Dozens of Iraqi policemen positioned themselves outside the badly damaged house of Iraqi Deputy Interior Minister Abdul Jabbar Youssef Al-Sheikhli in an east Baghdad neighborhood.
Witnesses say a huge explosion rocked the area about eight o'clock in the morning after a man in a Chevrolet sedan drove up to the front of the lightly-guarded house and blew the car up. At least nine charred vehicles could be seen smoldering in the vicinity and the windows of several homes nearby had been blown out.
The deputy interior minister, the apparent target of the attack, was inside the house when the blast occurred. He reportedly suffered minor injuries. But a woman, who lives next door to the Iraqi official, says she saw several guards in front of the house blown to pieces by the force of the blast.

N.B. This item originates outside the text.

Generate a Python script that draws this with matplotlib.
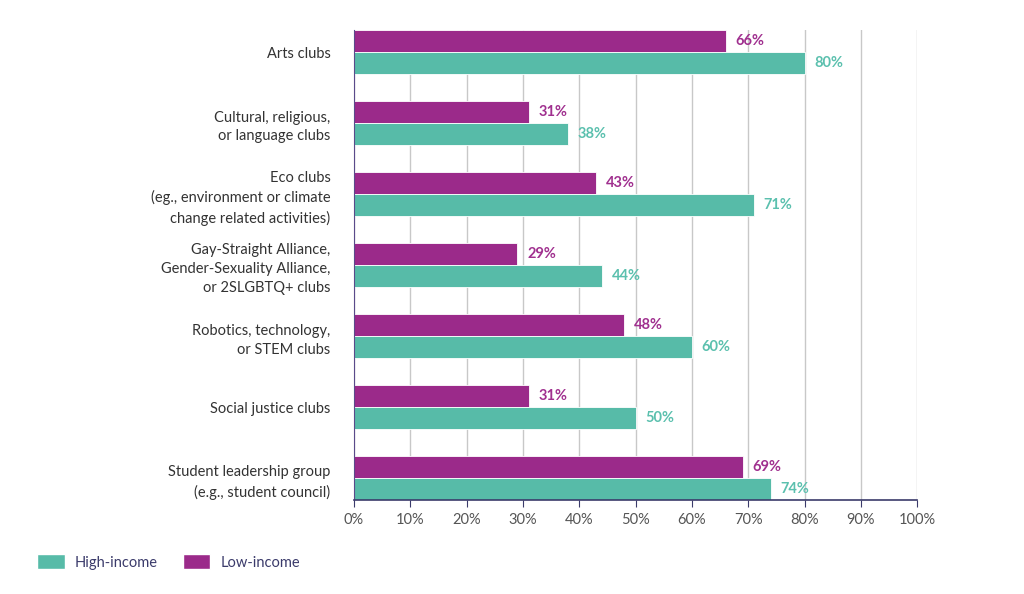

The woman, who only identifies herself as Jumana, says some body parts landed on the roof of her house. She says the police took them along with bomb fragments from her yard.
Deputy Interior Minister Sheikhli is one of three deputy officials in the security ministry and a prominent member of the Shi'ite Muslim Dawa Party. On Monday, a suicide car bombing at a checkpoint near the headquarters of the U.S.-led Coalition Provisional Authority, killed the president of the Iraqi Governing Council, Izzadine Salim, and six other people. Mr. Salim was also a leader of the Dawa Party in the southern city of Basra.
Surveying the damage Saturday morning at the site of the blast, Iraqi interior minister, Samir Sumaidy, called the attack a terrible crime and told journalists that he will launch an investigation to see if there are links between the two suicide car bombings.
Mr. Sumaidy says he will do his best to conduct a thorough investigation and bring the perpetrators to justice.